This is the offical website for PSOL.
We have uploaded the poster for PSOL. This package is developed by Mr. Chen-Lin Zhang (http://www.lamda.nju.edu.cn/zhangcl/) and Mr. Yun-Hao Cao (http://www.lamda.nju.edu.cn/caoyh/). If you have any problem about the code, please feel free to contact Mr. Chen-Lin Zhang ([email protected]). The package is free for academic usage. You can run it at your own risk. For other purposes, please contact Prof. Jianxin Wu (mailto:[email protected]).

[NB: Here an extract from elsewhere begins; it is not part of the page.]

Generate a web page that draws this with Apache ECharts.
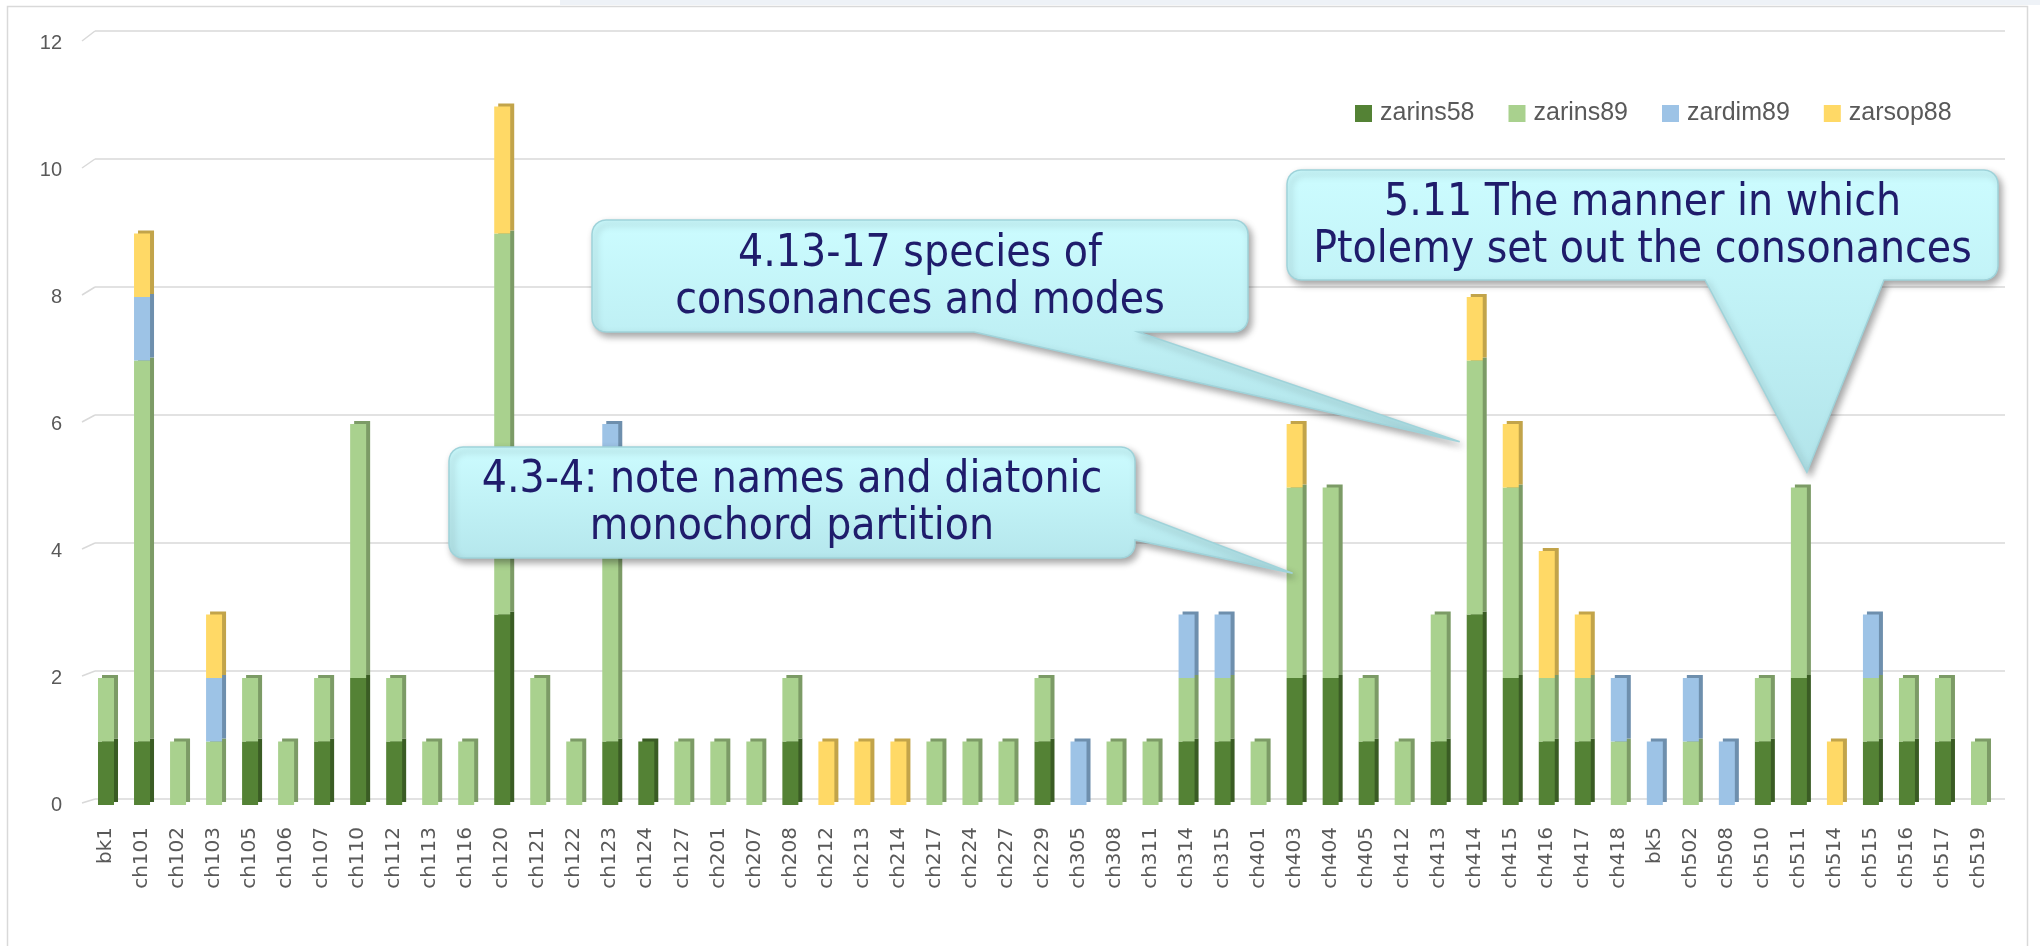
<!DOCTYPE html>
<html>
<head>
<meta charset="utf-8">
<script src="https://cdn.jsdelivr.net/npm/echarts@6/dist/echarts.min.js"></script>
<style>
  html, body { margin: 0; padding: 0; background: #ffffff; }
  #chart { width: 2040px; height: 946px; }
</style>
</head>
<body>
<div id="chart"></div>
<script>
// ---- data ----
const categories = ['bk1','ch101','ch102','ch103','ch105','ch106','ch107','ch110','ch112','ch113','ch116','ch120','ch121','ch122','ch123','ch124','ch127','ch201','ch207','ch208','ch212','ch213','ch214','ch217','ch224','ch227','ch229','ch305','ch308','ch311','ch314','ch315','ch401','ch403','ch404','ch405','ch412','ch413','ch414','ch415','ch416','ch417','ch418','bk5','ch502','ch508','ch510','ch511','ch514','ch515','ch516','ch517','ch519'];
const zarins58 = [1,1,0,0,1,0,1,2,1,0,0,3,0,0,1,1,0,0,0,1,0,0,0,0,0,0,1,0,0,0,1,1,0,2,2,1,0,1,3,2,1,1,0,0,0,0,1,2,0,1,1,1,0];
const zarins89 = [1,6,1,1,1,1,1,4,1,1,1,6,2,1,4,0,1,1,1,1,0,0,0,1,1,1,1,0,1,1,1,1,1,3,3,1,1,2,4,3,1,1,1,0,1,0,1,3,0,1,1,1,1];
const zardim89 = [0,1,0,1,0,0,0,0,0,0,0,0,0,0,1,0,0,0,0,0,0,0,0,0,0,0,0,1,0,0,1,1,0,0,0,0,0,0,0,0,0,0,1,1,1,1,0,0,0,1,0,0,0];
const zarsop88 = [0,1,0,1,0,0,0,0,0,0,0,2,0,0,0,0,0,0,0,0,1,1,1,0,0,0,0,0,0,0,0,0,0,1,0,0,0,0,1,1,2,1,0,0,0,0,0,0,1,0,0,0,0];
const seriesNames = ['zarins58','zarins89','zardim89','zarsop88'];
const yTicks = [0, 2, 4, 6, 8, 10, 12];
const callouts = [
  { text: '4.13-17 species of\nconsonances and modes', target: 'ch414', value: 5.72 },
  { text: '4.3-4: note names and diatonic\nmonochord partition', target: 'ch403', value: 3.65 },
  { text: '5.11 The manner in which\nPtolemy set out the consonances', target: 'ch511', value: 5.24 }
];

// ---- styles ----
const colors = ['#548235', '#A9D18E', '#9DC3E6', '#FFD966'];
const sideColors = ['#3a5c24', '#7c9b66', '#6e8fad', '#c2a44a'];
const boxLayout = [
  { x: 592, y: 220, w: 656, h: 112, edge: 'bottom', a: 974, b: 1138, dx: -15 },
  { x: 449, y: 447, w: 686, h: 111, edge: 'right', a: 513, b: 540, dx: -2 },
  { x: 1287, y: 170, w: 711, h: 110, edge: 'bottom', a: 1705, b: 1884, dx: 8 }
];
const calloutFont = '44px "DejaVu Sans Condensed", "DejaVu Sans"';

const chart = echarts.init(document.getElementById('chart'), null, { renderer: 'canvas' });
const allData = [zarins58, zarins89, zardim89, zarsop88];
const yMin = yTicks[0], yMax = yTicks[yTicks.length - 1], yStep = yTicks[1] - yTicks[0];

const option = {
  animation: false,
  backgroundColor: '#ffffff',
  grid: [
    { left: 88, right: 43, top: 43, bottom: 141, containLabel: false },
    { left: 95, right: 35, top: 31, bottom: 147, containLabel: false }
  ],
  legend: {
    data: seriesNames,
    left: 1350, top: 96,
    icon: 'rect', itemWidth: 17, itemHeight: 17, itemGap: 34,
    textStyle: { fontFamily: 'Liberation Sans', fontSize: 25, color: '#595959', padding: [0, 0, 0, 3] }
  },
  xAxis: [
    {
      type: 'category', data: categories, gridIndex: 0,
      axisLine: { show: false }, axisTick: { show: false },
      axisLabel: { interval: 0, rotate: 90, margin: 22, fontFamily: 'DejaVu Sans', fontSize: 20, color: '#595959' }
    },
    { type: 'category', data: categories, gridIndex: 1, show: false }
  ],
  yAxis: [
    {
      type: 'value', gridIndex: 0, min: yMin, max: yMax, interval: yStep,
      axisLine: { show: false }, axisTick: { show: false },
      axisLabel: { margin: 26, fontFamily: 'Liberation Sans', fontSize: 20, color: '#595959' },
      splitLine: { show: false }
    },
    {
      type: 'value', gridIndex: 1, min: yMin, max: yMax, interval: yStep,
      axisLine: { show: false }, axisTick: { show: false }, axisLabel: { show: false },
      splitLine: { lineStyle: { color: '#d9d9d9', width: 1.5 } }
    }
  ],
  series: seriesNames.map((name, i) => ({
    name, type: 'bar', stack: 'total', barWidth: 16, xAxisIndex: 0, yAxisIndex: 0,
    data: allData[i].map(v => (v === 0 ? null : v)),
    itemStyle: {
      color: colors[i],
      shadowColor: sideColors[i], shadowBlur: 0, shadowOffsetX: 4, shadowOffsetY: -3
    },
    emphasis: { disabled: true }
  }))
};
chart.setOption(option);

function roundedBoxWithPointer(L, tip) {
  const pts = [];
  const r = 14, n = 6;
  const { x, y, w, h } = L;
  function arc(cx, cy, a0, a1) {
    for (let k = 0; k <= n; k++) {
      const a = a0 + (a1 - a0) * k / n;
      pts.push([cx + r * Math.cos(a), cy + r * Math.sin(a)]);
    }
  }
  const P = Math.PI;
  arc(x + r, y + r, P, 1.5 * P);
  arc(x + w - r, y + r, 1.5 * P, 2 * P);
  if (L.edge === 'right') {
    pts.push([x + w, L.a]); pts.push(tip); pts.push([x + w, L.b]);
  }
  arc(x + w - r, y + h - r, 0, 0.5 * P);
  if (L.edge === 'bottom') {
    pts.push([L.b, y + h]); pts.push(tip); pts.push([L.a, y + h]);
  }
  arc(x + r, y + h - r, 0.5 * P, P);
  return pts;
}

const graphics = [
  { type: 'rect', z: -10, silent: true, shape: { x: 560, y: 0, width: 1480, height: 5 }, style: { fill: '#eef2f7' } },
  { type: 'rect', z: -5, silent: true, shape: { x: 7.5, y: 6.5, width: 2020, height: 1000 }, style: { fill: 'none', stroke: '#d9d9d9', lineWidth: 1.5 } }
];
// perspective stubs joining front floor edge to back gridlines
yTicks.forEach(v => {
  const front = chart.convertToPixel({ yAxisIndex: 0 }, v);
  const back = chart.convertToPixel({ yAxisIndex: 1 }, v);
  graphics.push({
    type: 'line', z: -1, silent: true,
    shape: { x1: 82, y1: front - 2, x2: 95, y2: back },
    style: { stroke: '#d9d9d9', lineWidth: 1.5 }
  });
});
callouts.forEach((c, i) => {
  const L = boxLayout[i];
  const p = chart.convertToPixel({ xAxisIndex: 0, yAxisIndex: 0 }, [c.target, c.value]);
  const tip = [p[0] + L.dx, p[1]];
  graphics.push({
    type: 'polygon', z: 100, silent: true,
    shape: { points: roundedBoxWithPointer(L, tip) },
    style: {
      fill: new echarts.graphic.LinearGradient(0, 0, 0, 1, [
        { offset: 0, color: '#ccfcff' }, { offset: 1, color: '#b2e4ea' }
      ]),
      stroke: '#9fd3da', lineWidth: 1.5,
      shadowColor: 'rgba(0,0,0,0.35)', shadowBlur: 7, shadowOffsetX: 3, shadowOffsetY: 4
    }
  });
  graphics.push({
    type: 'text', z: 101, silent: true,
    style: {
      text: c.text, x: L.x + L.w / 2, y: L.y + L.h / 2 + 2,
      textAlign: 'center', textVerticalAlign: 'middle',
      font: calloutFont, lineHeight: 47, fill: '#1f1c6b'
    }
  });
});
chart.setOption({ graphic: graphics });
</script>
</body>
</html>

If you find our package is useful to your research, please cite our paper:
Reference:
[1] C.-L. Zhang, Y.-H. Cao and J. Wu. Rethinking the Route Towards Weakly Supervised Object Localization . In Proceedings of the IEEE Conference on Computer Vision and Pattern Recognition (CVPR 2020), Seattle, WA (Virtual), USA, pp. 13460-13469.

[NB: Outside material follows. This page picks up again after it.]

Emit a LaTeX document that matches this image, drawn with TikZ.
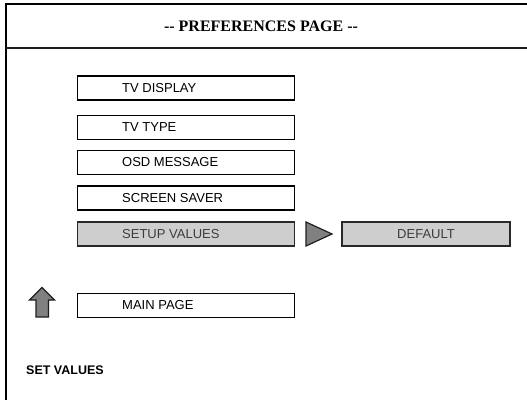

The code needs PyTorch and OpenCV.
A GPU is optional for faster speed.
Other requirements are in requirements.txt. You can simply install them by pip install -r requirements.txt
. We recommend to use Anaconda with virtual environments.
First you should download the ImageNet training set. Then, use our program generate_box_imagenet.py
to generate pseudo bounding boxes by DDT methods:
python generate_box_imagenet.py PATH
We follow the organization of PyTorch official ImageNet training script. There are some options in generate_box_imagenet.py
:
PATH the path to the ImageNet dataset
--input_size input size for each image (448 for default)
--gpu which gpus to use
--output_path the output pseudo boxes folder
--batch_size batch_size for executing forward pass of CNN
If you use default parameters, you are just using DDT-VGG16 with 448x448 as illustrated in the paper. For efficiency, we provide generated VGG-16 448x448 boxes pseudo boxes. You can directly download it.

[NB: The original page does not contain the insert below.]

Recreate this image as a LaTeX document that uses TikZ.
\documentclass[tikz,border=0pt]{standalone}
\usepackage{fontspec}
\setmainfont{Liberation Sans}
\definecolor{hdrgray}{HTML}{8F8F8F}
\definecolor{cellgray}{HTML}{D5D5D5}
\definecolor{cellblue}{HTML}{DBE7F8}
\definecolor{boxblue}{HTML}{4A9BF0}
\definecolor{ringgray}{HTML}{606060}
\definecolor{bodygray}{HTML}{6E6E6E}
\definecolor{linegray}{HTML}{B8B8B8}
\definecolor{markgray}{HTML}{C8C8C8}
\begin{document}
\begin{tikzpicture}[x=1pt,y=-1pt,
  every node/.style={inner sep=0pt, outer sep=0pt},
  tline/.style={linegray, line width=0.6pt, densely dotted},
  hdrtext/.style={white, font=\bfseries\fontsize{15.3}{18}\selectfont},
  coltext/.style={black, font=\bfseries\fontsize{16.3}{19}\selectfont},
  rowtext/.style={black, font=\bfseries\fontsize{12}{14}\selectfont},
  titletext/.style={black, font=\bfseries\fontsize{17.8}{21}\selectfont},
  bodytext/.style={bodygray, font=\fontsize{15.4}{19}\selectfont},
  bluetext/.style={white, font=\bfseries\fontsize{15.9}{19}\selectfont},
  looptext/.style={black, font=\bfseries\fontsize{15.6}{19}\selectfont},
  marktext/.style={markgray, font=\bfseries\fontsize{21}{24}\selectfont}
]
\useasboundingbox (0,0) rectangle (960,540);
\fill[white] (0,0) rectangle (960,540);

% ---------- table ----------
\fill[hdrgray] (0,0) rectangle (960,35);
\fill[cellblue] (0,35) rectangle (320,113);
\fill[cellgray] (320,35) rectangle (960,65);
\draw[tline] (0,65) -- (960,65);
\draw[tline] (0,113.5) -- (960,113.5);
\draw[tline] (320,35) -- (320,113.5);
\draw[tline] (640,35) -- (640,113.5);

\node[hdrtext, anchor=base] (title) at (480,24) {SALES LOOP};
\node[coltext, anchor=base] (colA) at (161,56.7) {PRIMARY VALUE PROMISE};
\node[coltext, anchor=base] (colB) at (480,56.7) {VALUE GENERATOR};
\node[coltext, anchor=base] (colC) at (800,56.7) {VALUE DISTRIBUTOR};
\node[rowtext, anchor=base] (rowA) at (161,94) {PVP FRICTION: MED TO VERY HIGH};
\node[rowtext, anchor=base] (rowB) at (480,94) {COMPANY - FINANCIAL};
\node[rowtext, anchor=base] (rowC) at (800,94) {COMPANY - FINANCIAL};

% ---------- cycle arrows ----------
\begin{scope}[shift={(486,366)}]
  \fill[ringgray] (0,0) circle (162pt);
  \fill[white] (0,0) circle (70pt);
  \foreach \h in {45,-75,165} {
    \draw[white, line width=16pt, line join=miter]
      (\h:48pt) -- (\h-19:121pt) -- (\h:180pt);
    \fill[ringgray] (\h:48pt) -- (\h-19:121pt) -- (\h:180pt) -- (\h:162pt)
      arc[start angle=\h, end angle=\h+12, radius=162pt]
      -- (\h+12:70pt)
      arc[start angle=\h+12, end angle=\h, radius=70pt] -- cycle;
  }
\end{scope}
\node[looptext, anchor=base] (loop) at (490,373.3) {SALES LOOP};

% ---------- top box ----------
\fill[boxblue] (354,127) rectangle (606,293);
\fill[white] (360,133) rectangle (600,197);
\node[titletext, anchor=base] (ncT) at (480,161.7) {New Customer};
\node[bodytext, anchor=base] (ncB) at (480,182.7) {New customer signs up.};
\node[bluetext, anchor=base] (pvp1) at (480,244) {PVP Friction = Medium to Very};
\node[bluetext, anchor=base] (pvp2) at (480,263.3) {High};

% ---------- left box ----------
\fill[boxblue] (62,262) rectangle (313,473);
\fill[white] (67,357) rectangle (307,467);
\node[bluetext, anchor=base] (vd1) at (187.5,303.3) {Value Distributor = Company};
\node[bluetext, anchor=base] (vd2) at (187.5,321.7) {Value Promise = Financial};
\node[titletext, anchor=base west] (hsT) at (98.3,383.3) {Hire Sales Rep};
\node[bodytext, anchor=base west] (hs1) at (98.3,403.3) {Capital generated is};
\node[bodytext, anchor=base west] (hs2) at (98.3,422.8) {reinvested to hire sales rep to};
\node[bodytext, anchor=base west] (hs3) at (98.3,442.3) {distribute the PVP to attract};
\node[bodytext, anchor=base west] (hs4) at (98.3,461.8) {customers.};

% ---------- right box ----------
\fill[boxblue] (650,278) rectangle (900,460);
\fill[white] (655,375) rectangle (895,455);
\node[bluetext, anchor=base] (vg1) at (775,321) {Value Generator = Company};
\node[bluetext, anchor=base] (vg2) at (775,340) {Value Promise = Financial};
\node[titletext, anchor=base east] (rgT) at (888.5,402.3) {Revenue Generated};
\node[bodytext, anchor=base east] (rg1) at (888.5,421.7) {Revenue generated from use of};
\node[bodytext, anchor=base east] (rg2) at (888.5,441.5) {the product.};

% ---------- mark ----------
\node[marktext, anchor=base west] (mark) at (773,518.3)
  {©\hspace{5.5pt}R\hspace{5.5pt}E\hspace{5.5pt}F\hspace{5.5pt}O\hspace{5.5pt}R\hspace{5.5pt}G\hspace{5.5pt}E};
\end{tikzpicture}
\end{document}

First you should download the ImageNet validation set, and corresponding annotation xmls. We need both validation set and annotation xmls in PyTorch format. Please refer to ImageNet example for details.
We except the ImageNet Folder has these structures:
root/
|-- train/
| |-- class1 |-- image1.jpg
| |-- class2 |-- image2.jpg
| |-- class3 |-- image3.jpg
| ...
|-- val/
| |-- class1 |-- image1.jpg
| |-- class2 |-- image2.jpg
| |-- class3 |-- image3.jpg
| ...
|-- myval/ (groundtruth annotation xml file, you can change the folder name, and modify it in Line 67 in PSOL_inference.py)
| |-- class1 |-- image1.xml
| |-- class2 |-- image2.xml
| |-- class3 |-- image3.xml
...
Please first refer to prepare datasets session for generating pseudo bounding boxes. Then, you can use PSOL_training.py
to train PSOL-Sep
models on pseudo bounding boxes.
python PSOL_training.py PATH
. There are some options in PSOL_training.py
:
PATH the path to the ImageNet dataset
--loc-model which localization model to use. Current options: densenet161, vgg16,vgggap, resnet50, densenet161
--input_size input size for each image (256 for default)
--crop_size crop size for each image (only used in validation process)
--ddt_path the path of generated DDT pseudo boxes
--gt_path the path for groundtruth on ImageNet val dataset
--save_path where to save the checkpoint
--gpu which gpus to use
--batch_size batch_size for executing forward pass of CNN
We have provided some pretrained models and cached groundtruth files. If you want to directly test it, please download it.
We use same options as PSOL_training.py
in PSOL_inference.py
. Then you can run:
python PSOL_inference.py --loc-model {$LOC_MODEL} --cls-model {$CLS_MODEL} {--ten-crop}
Extra Options:
--cls-model represents the classification models we support now. Current options: densenet161, vgg16, resnet50, inceptionv3, dpn131, efficientnetb7 (need to install efficientnet-pytorch).
--ten-crop use ten crop to boost the classification performance.
Please note that for SOTA classification models, you should change the resolutions in cls_transforms (Line248-Line249).
Then you can get the final Corloc and Clsloc result.